Rosenbaum boasted about the fact that Florida ended up in the Obama column due to a concentrated effort to mobilize Jewish voters in the Sunshine State in the last weeks leading to Election Day. And the story goes as follows: A poll conducted by Democratic pollster Mark Mellman on Rosh Hashanah of 2012 showed Obama getting about 59 percent of the Jewish vote in Florida, which would mean that Mitt Romney would win the State of Florida. “So between Rosh Hashanah and Election Day (about seven weeks), we flooded Jewish homes with direct mail, we had a very active robocall operation and a door-knocking operation,” he recalled. “While we focused on the claims that the Obama administration was not pro-Israel enough, we also reminded Florida voters that, Israel aside, where we believed that you needed to have strong bipartisan support for the US-Israeli relationship, on every other issue the Democrats were more likely to represent the views of Florida Jewish voters than Republicans.” An exit poll conducted by Mellman showed an increase of support from 59 to 71 percent – a twelve point shift in seven weeks, which was about 144,000 additional votes.
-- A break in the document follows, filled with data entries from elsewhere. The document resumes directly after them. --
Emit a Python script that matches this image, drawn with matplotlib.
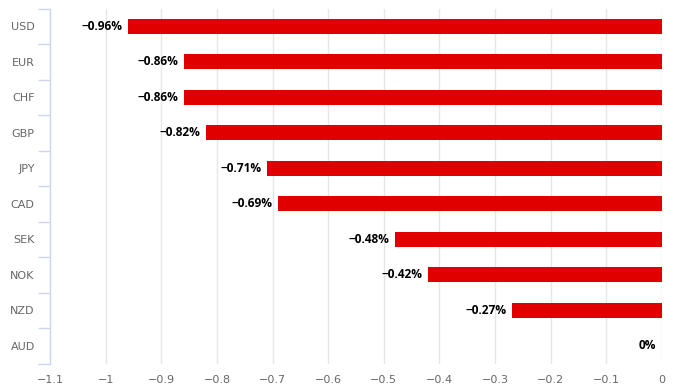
import matplotlib
matplotlib.use("Agg")
import matplotlib.pyplot as plt
from matplotlib.ticker import FuncFormatter

categories = ["USD", "EUR", "CHF", "GBP", "JPY", "CAD", "SEK", "NOK", "NZD", "AUD"]
values = [-0.96, -0.86, -0.86, -0.82, -0.71, -0.69, -0.48, -0.42, -0.27, 0.0]
xticks = [-1.1, -1.0, -0.9, -0.8, -0.7, -0.6, -0.5, -0.4, -0.3, -0.2, -0.1, 0.0]

W, H = 674, 391
fig = plt.figure(figsize=(W / 100, H / 100), dpi=100)
left, right, top, bottom = 50, 662, 8.5, 363.5
ax = fig.add_axes([left / W, 1 - bottom / H, (right - left) / W, (bottom - top) / H])

n = len(categories)
ypos = list(range(n))
ax.barh(ypos, values, height=0.43, color="#e00000", zorder=3)
ax.set_ylim(n - 0.5, -0.5)
ax.set_xlim(-1.1, 0)

def fmt_lbl(v):
    if v == 0:
        return "0%"
    s = f"{v:.2f}".rstrip("0").rstrip(".")
    return s.replace("-", "\u2212") + "%"

for y, v in zip(ypos, values):
    ax.annotate(fmt_lbl(v), xy=(v, y), xytext=(-4, 0), textcoords="offset points",
                ha="right", va="center", fontsize=8.6, fontweight="bold", color="#000000",
                family=["Open Sans", "DejaVu Sans"], zorder=4)

ax.set_xticks(xticks)
def xf(v, pos):
    if abs(v) < 1e-9:
        return "0"
    s = f"{v:.1f}"
    if s.endswith(".0"):
        s = s[:-2]
    return s.replace("-", "\u2212")
ax.xaxis.set_major_formatter(FuncFormatter(xf))
ax.tick_params(axis="x", length=0, labelsize=8, labelcolor="#666666", pad=8)
for x in xticks[1:]:
    ax.axvline(x, color="#e6e6e6", lw=1, zorder=1)

ax.set_yticks(ypos)
ax.set_yticklabels(categories)
ax.set_yticks([i - 0.5 for i in range(n + 1)], minor=True)
ax.tick_params(axis="y", which="major", length=0, labelsize=8, labelcolor="#666666", pad=11)
ax.tick_params(axis="y", which="minor", length=9, width=1, color="#ccd6eb")

for s in ["top", "right", "bottom"]:
    ax.spines[s].set_visible(False)
ax.spines["left"].set_color("#ccd6eb")
ax.spines["left"].set_linewidth(1)

fig.savefig("out.png", dpi=100)
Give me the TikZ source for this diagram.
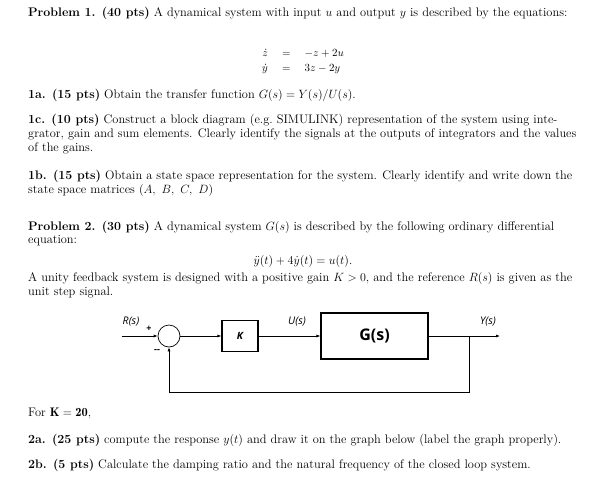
\documentclass[tikz,border=0pt]{standalone}
\usepackage{amsmath}
\usepackage{fontspec}
\newfontfamily\dsans{Open Sans}
\usetikzlibrary{arrows.meta}
\begin{document}
\begin{tikzpicture}[x=1pt,y=-1pt,
  txt/.style={anchor=west,inner sep=0pt,font=\fontsize{12.4}{14}\selectfont},
  blk/.style={draw,line width=1.2pt,inner sep=0pt},
  sig/.style={line width=0.7pt},
  lab/.style={font=\dsans\itshape\fontsize{10.5}{12}\selectfont,inner sep=0pt}]
\useasboundingbox (0,0) rectangle (606,480);
\node[txt] (p1) at (28,13) {\textbf{Problem 1. (40 pts)} A dynamical system with input $u$ and output $y$ is described by the equations:};
\node[inner sep=0pt,font=\fontsize{11}{12}\selectfont] (eq1) at (303,62) {$\begin{aligned}\dot z \quad&=\quad -z+2u\\[0pt] \dot y\quad&=\quad 3z-2y\end{aligned}$};
\node[txt] (a1) at (28,95) {\textbf{1a. (15 pts)} Obtain the transfer function $G(s)=Y(s)/U(s)$.};
\node[txt] (c1) at (28,120) {\textbf{1c. (10 pts)} Construct a block diagram (e.g.\ SIMULINK) representation of the system using inte-};
\node[txt] (c2) at (28,134) {grator, gain and sum elements. Clearly identify the signals at the outputs of integrators and the values};
\node[txt] (c3) at (28,148) {of the gains.};
\node[txt] (b1) at (28,176) {\textbf{1b. (15 pts)} Obtain a state space representation for the system. Clearly identify and write down the};
\node[txt] (b2) at (28,190) {state space matrices $(A,\ B,\ C,\ D)$};
\node[txt] (p2) at (28,227) {\textbf{Problem 2. (30 pts)} A dynamical system $G(s)$ is described by the following ordinary differential};
\node[txt] (p2b) at (28,241) {equation:};
\node[inner sep=0pt,font=\fontsize{12}{13}\selectfont] (eq2) at (303,261) {$\ddot y(t)+4\dot y(t)=u(t).$};
\node[txt] (u1) at (28,278) {A unity feedback system is designed with a positive gain $K>0$, and the reference $R(s)$ is given as the};
\node[txt] (u2) at (28,292) {unit step signal.};
% diagram
\coordinate (in) at (122,336);
\node[draw,circle,minimum size=22pt,inner sep=0pt,line width=0.7pt] (sum) at (169,336) {};
\node[blk,minimum width=36pt,minimum height=31pt,font=\dsans\bfseries\itshape\fontsize{10}{12}\selectfont] (K) at (240,336) {K};
\node[blk,minimum width=107pt,minimum height=46pt,font=\dsans\bfseries\fontsize{16}{18}\selectfont] (G) at (374.5,336) {G(s)};
\coordinate (br) at (469,336);
\coordinate (out) at (500,336);
\draw[sig,-{Latex[length=4pt]}] (in) -- (sum);
\draw[sig,-{Latex[length=4pt]}] (sum) -- (K);
\draw[sig,-{Latex[length=4pt]}] (K) -- (G);
\draw[sig,-{Latex[length=4pt]}] (G) -- (out);
\draw[sig,-{Latex[length=4pt]}] (br) |- (169,392) -- (sum);
\node[lab] (rl) at (131,322) {R(s)};
\node[lab] (ul) at (297,322) {U(s)};
\node[lab] (yl) at (488,322) {Y(s)};
\node[inner sep=0pt,font=\dsans\bfseries\fontsize{9}{10}\selectfont] (pl) at (149,329) {+};
\node[inner sep=0pt,font=\dsans\bfseries\fontsize{9}{10}\selectfont] (mi) at (157,351) {--};
\node[txt] (f1) at (28,413) {For $\mathbf{K=20}$,};
\node[txt] (a2) at (28,440) {\textbf{2a. (25 pts)} compute the response $y(t)$ and draw it on the graph below (label the graph properly).};
\node[txt] (b2b) at (28,465) {\textbf{2b. (5 pts)} Calculate the damping ratio and the natural frequency of the closed loop system.};
\end{tikzpicture}
\end{document}
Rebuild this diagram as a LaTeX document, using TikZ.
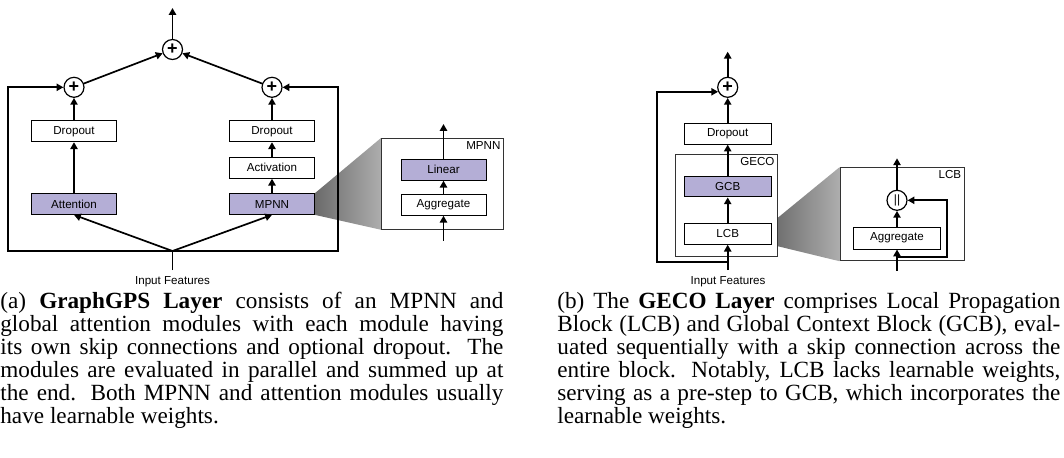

The President’s margin of victory in Florida was less than 1 percent – 70,000 votes.

“There are lots of explanations for why the President had carried Florida. You’ve read them all, but we know that we moved a hundred and fifty thousand Jewish votes between Rosh Hashanah and election day through our efforts, and that was done by The Hub, which was a process of what The Forward would call ‘outsourcing,'” Rosenbaum contended.

During the interview, Rosenbaum highlighted in detail his private sector executive experience to underline why his professional background sets him up right for something like this. “I come out of a restructuring background. I’ve spent most of my career finding efficiencies in businesses,” he said. “I took over Empire Kosher Poultry in 2003 when it was last breaths from death. It had lost a hundred million dollars in the ten years prior to our taking it over. I went in with the belief that there was a base load of demand because there are people who keep, kosher and there are not a lot of options when it comes to eating poultry that’s kosher. I thought the brand had great value, because if you ask most Jews to name a kosher poultry brand they’ll name Empire. It had been mismanaged in a way that it was on the brink of bankruptcy. We bought it, and I took on the task of finding a way to make it an efficient and profitable business model, and over the next several years we streamlined the business tremendously, working very carefully with our unions and with the community, and we turned the company profitable within two years and the profits continued to grow.”

“In 2009, I was in The Forward 50 because of turning around Empire,” he continued. “That’s a large example in the Jewish world of my career. In 2011, the Metropolitan Council on Jewish Poverty awarded Empire its humanitarian of the year award. In 2007, the Jewish Labor Committee gave us a human rights award for our working with and treatment of our unionized labor.”

“The concept of restructuring businesses to make them more efficient while at the same time remaining socially responsible is the hallmark of my business career and the philosophy that animates me in the public sector, such as with NJDC,” Rosenbaum stressed. “I brought that background to NJDC, and when I became Chair in the spring of 2014 I began a process of reevaluating the way in which NJDC went about its business to find out if we could restructure the organization to be much more efficient, and in becoming more efficient we could take the money that we did raise, spend less of it on administration and more of it on winning elections.”

Going forward, Rosenbaum said that the NJDC contract with Bluelight may require additional staffing “when we finally determine the playing field for the 2016 election where NJDC will play.”